Questa volta vorrei fare qualcosa di diverso, e non commentare come al solito. Trattandosi di uno di quei passi di Vangelo di cui abbiamo bisogno, che ci ristorano, vorrei innanzitutto stimolare me stesso e voi a pensare alla bellezza e alla tenerezza di questo sentimento di Dio.

Dio che desidera che non solo la maggior parte di noi sia salva, ma che tutti siamo salvi.

Pensiamo alla tenerezza di quando, con la sua Grazia, riusciamo anche noi a nutrire questi sentimenti nel nostro cuore: quando cioè non ci accontentiamo di stare bene noi, ma siamo resi inquieti dal pensiero del prossimo, del sofferente: quando non ci basta che coloro che amiamo e i nostri familiari abbiano il cibo davanti, ma ci addoloriamo e ci preoccupiamo per il senzatetto, sconosciuto, che sta fuori in strada. Quando anche noi non ci accontentiamo di aver salva la maggioranza ma vogliamo salvi tutti. Come diceva John Kennedy, nessuno di noi è libero se anche uno solo di noi sulla terra è in schiavitù.

Questa urgenza di portare la salvezza e la pace a tutti deve essere anche nostra, deve essere la nostra febbre, la nostra inquietudine che ci impedisce di dormire (metaforicamente) o più letteralmente di far dormire lo spirito.

La capacità umana – che però può essere perfetta solo con l’aiuto di Dio – di non escludere nessuno (letteralmente), dev’essere ciò che più di tutto dobbiamo coltivare in noi, almeno nella dimensione in cui ciò è intrinsecamente e drammaticamente legato alla carità.

Consci che non abbiamo alcun diritto di chiedere la nostra salvezza se non abbiamo prima chiesto, e con lo stesso fervore, la salvezza di tutti, dobbiamo fare nostra questa gravità: non possiamo escludere senza essere esclusi!

Naturalmente qui la difficoltà sta, come sempre, nella pratica.

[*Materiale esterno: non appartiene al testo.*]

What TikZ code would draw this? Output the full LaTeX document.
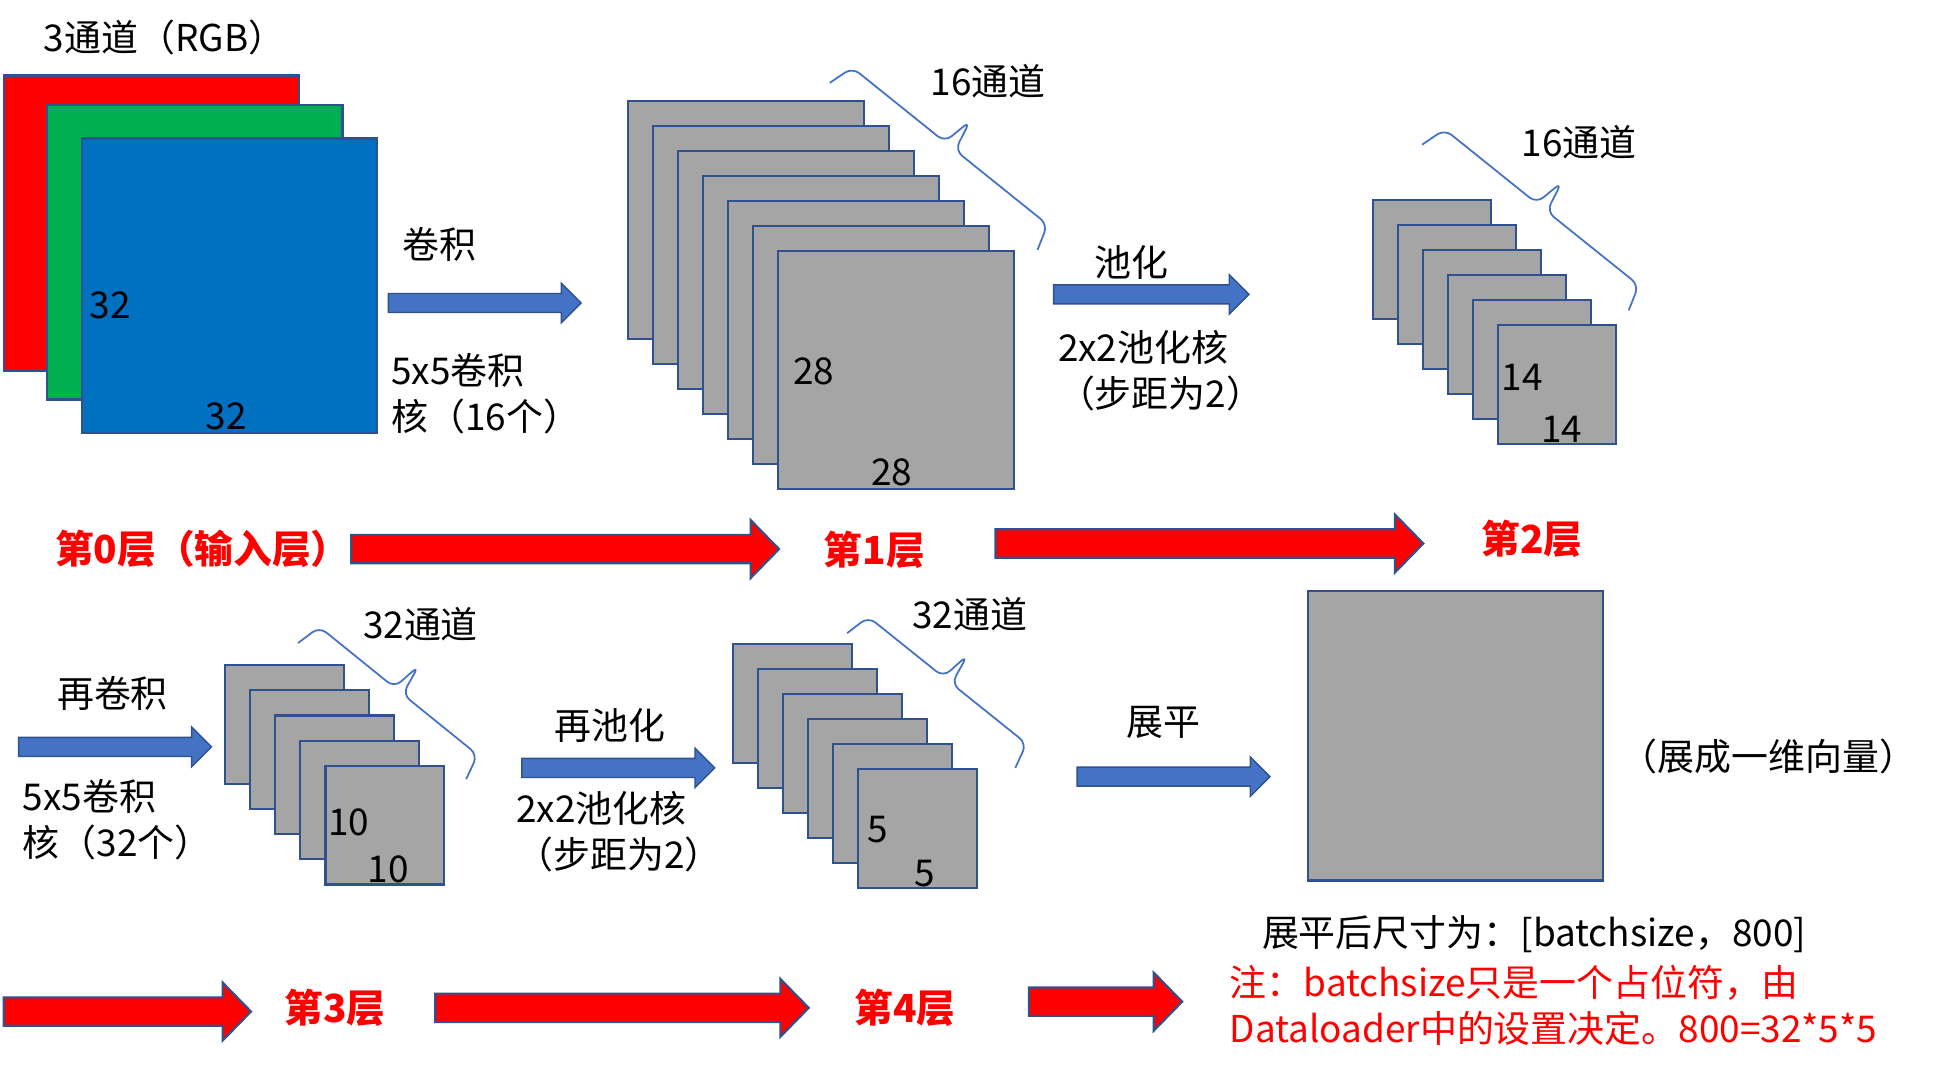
\documentclass[tikz,border=0pt]{standalone}
\usepackage{fontspec}
\setmainfont{Noto Sans CJK SC}
\usetikzlibrary{calc}
\definecolor{edgeblue}{HTML}{2F528F}
\definecolor{arrowblue}{HTML}{4472C4}
\definecolor{mapgray}{HTML}{A5A5A5}
\definecolor{chanblue}{HTML}{0070C0}
\definecolor{changreen}{HTML}{00B050}
\begin{document}
\begin{tikzpicture}[
  x=0.012366cm, y=-0.012366cm,
  every node/.style={font=\fontsize{10.5}{13}\selectfont, inner sep=0pt},
  fmap/.style={draw=edgeblue, line width=0.6pt, fill=mapgray},
  chan/.style={draw=edgeblue, line width=0.6pt},
  convarrow/.style={draw=edgeblue, line width=0.4pt, fill=arrowblue},
  layerarrow/.style={draw=edgeblue, line width=0.6pt, fill=red},
  layerlabel/.style={text=red, font=\fontsize{11}{13}\selectfont\bfseries},
  chbrace/.style={draw=arrowblue, line width=0.5pt, rounded corners=2.5pt},
  notetext/.style={text=red}
]
\useasboundingbox (0,0) rectangle (1568,867);

\draw[chan, fill=red] (3,61) rectangle (242,300);
\draw[chan, fill=changreen] (38,85) rectangle (277,323);
\draw[chan, fill=chanblue] (66,112) rectangle (305,350);

\foreach \i in {0,...,6}
  \draw[fmap] (508+20.2*\i,82+20.2*\i) rectangle ++(191,192);
\foreach \i in {0,...,5}
  \draw[fmap] (1110+20.2*\i,162+20.2*\i) rectangle ++(96,96);
\foreach \i in {0,...,4}
  \draw[fmap] (182+20.3*\i,538+20.3*\i) rectangle ++(96,96);
\foreach \i in {0,...,5}
  \draw[fmap] (593+20.2*\i,521+20.2*\i) rectangle ++(96,96);
\draw[fmap] (1058,478) rectangle (1296,712);

\foreach \xa/\xb/\yc in {314/470/245, 852/1010/238, 15/171/604, 422/578/621, 871/1027/628}
  \draw[convarrow] (\xa,\yc-7.7) -- (\xb-16,\yc-7.7) -- (\xb-16,\yc-16) -- (\xb,\yc)
    -- (\xb-16,\yc+16) -- (\xb-16,\yc+7.7) -- (\xa,\yc+7.7) -- cycle;
\foreach \xa/\xb/\yc in {284/630/444, 805/1151/439.5, 3/203/818, 352/654/815, 832/956/810}
  \draw[layerarrow] (\xa,\yc-11.5) -- (\xb-23,\yc-11.5) -- (\xb-23,\yc-23.5) -- (\xb,\yc)
    -- (\xb-23,\yc+23.5) -- (\xb-23,\yc+11.5) -- (\xa,\yc+11.5) -- cycle;

\coordinate (bra1) at (671,67);
\coordinate (brb1) at (839,202);
\coordinate (bra2) at (1150,117);
\coordinate (brb2) at (1317,251);
\coordinate (bra3) at (241,520);
\coordinate (brb3) at (377,630);
\coordinate (bra4) at (685,512);
\coordinate (brb4) at (821,621);
\foreach \n in {1,...,4}
  \draw[chbrace] (bra\n) -- ($(bra\n)!0.03!(brb\n)!7.4pt!90:(brb\n)$)
    -- ($(bra\n)!0.475!(brb\n)!7.4pt!90:(brb\n)$)
    -- ($(bra\n)!0.5!(brb\n)!16.5pt!90:(brb\n)$)
    -- ($(bra\n)!0.525!(brb\n)!7.4pt!90:(brb\n)$)
    -- ($(bra\n)!0.97!(brb\n)!7.4pt!90:(brb\n)$) -- (brb\n);

\node (rgb) [anchor=west] at (35,30) {3通道（RGB）};
\node (inh) at (89,247) {32};
\node (inw) at (183,337) {32};
\node (conv) at (355,198) {卷积};
\node (convk) [anchor=west, align=left] at (316,318.5) {5x5卷积\\核（16个）};
\node (chsixa) at (799,66) {16通道};
\node (cah) at (658,300) {28};
\node (caw) at (721,382) {28};
\node (pool) at (915,212) {池化};
\node (poolk) [anchor=west, align=left] at (855,299.5) {2x2池化核\\（步距为2）};
\node (chsixb) at (1277,115) {16通道};
\node (cbh) at (1231,305) {14};
\node (cbw) at (1263,347) {14};

\node (lzero) [layerlabel, anchor=west] at (44,444) {第0层（输入层）};
\node (lone) [layerlabel] at (707,445) {第1层};
\node (ltwo) [layerlabel] at (1239,436) {第2层};

\node (convb) at (91,561) {再卷积};
\node (convbk) [anchor=west, align=left] at (18,663) {5x5卷积\\核（32个）};
\node (chtwa) at (340,505) {32通道};
\node (cch) at (282,665) {10};
\node (ccw) at (314,703) {10};
\node (poolb) at (493,587) {再池化};
\node (poolbk) [anchor=west, align=left] at (417,672.5) {2x2池化核\\（步距为2）};
\node (chtwb) at (784,497) {32通道};
\node (cdh) at (710,671) {5};
\node (cdw) at (748,706) {5};
\node (flat) at (941,584) {展平};
\node (vec) at (1430,612) {（展成一维向量）};
\node (fsize) [anchor=west] at (1020,755) {展平后尺寸为：[batchsize，800]};
\node (note) [notetext, anchor=west, align=left] at (994,813)
  {注：batchsize只是一个占位符，由\\Dataloader中的设置决定。800=32*5*5};

\node (lthree) [layerlabel] at (271,815) {第3层};
\node (lfour) [layerlabel] at (732,815) {第4层};
\end{tikzpicture}
\end{document}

Come far si che questa non sia solo retorica? Ma non vi ingannate: la pratica e la carne sono dove lo spirito s’estrinseca, diventa manifesto, prende l’azione e agisce. Come direbbe John Keats, la vita è una palestra per l’anima. In altre parole, non avete davvero questi sentimenti nell’anima e nello spirito se non li estrinsecate, almeno un po’, nelle piccole cose, lottando per dare nelle più grandi.

Cominciare dal riaprire la porta ad un familiare antipatico può essere un inizio; rivalutare qualcuno che avevate giudicato male e condannato, potrebbe essere un altro.
Ma nell’indifferenza di oggi, il fatto che sentiate tutto ciò e vi possa attraversare da quell’inquietudine è già una grande cosa, che squarcia quel muro di indifferenza.

un giovane della diocesi

 

Lc 15, 1-1 (Forma breve)

In quel tempo, si avvicinavano a Gesù tutti i pubblicani e i peccatori per ascoltarlo. I farisei e gli scribi mormoravano dicendo: «Costui accoglie i peccatori e mangia con loro». Ed egli disse loro questa parabola: «Chi di voi, se ha cento pecore e ne perde una, non lascia le novantanove nel deserto e va in cerca di quella perduta, finché non la trova? Quando l’ha trovata, pieno di gioia se la carica sulle spalle, va a casa, chiama gli amici e i vicini e dice loro: “Rallegratevi con me, perché ho trovato la mia pecora, quella che si era perduta”. Io vi dico: così vi sarà gioia nel cielo per un solo peccatore che si converte, più che per novantanove giusti i quali non hanno bisogno di conversione. Oppure, quale donna, se ha dieci monete e ne perde una, non accende la lampada e spazza la casa e cerca accuratamente finché non la trova? E dopo averla trovata, chiama le amiche e le vicine, e dice: “Rallegratevi con me, perché ho trovato la moneta che avevo perduto”. Così, io vi dico, vi è gioia davanti agli angeli di Dio per un solo peccatore che si converte».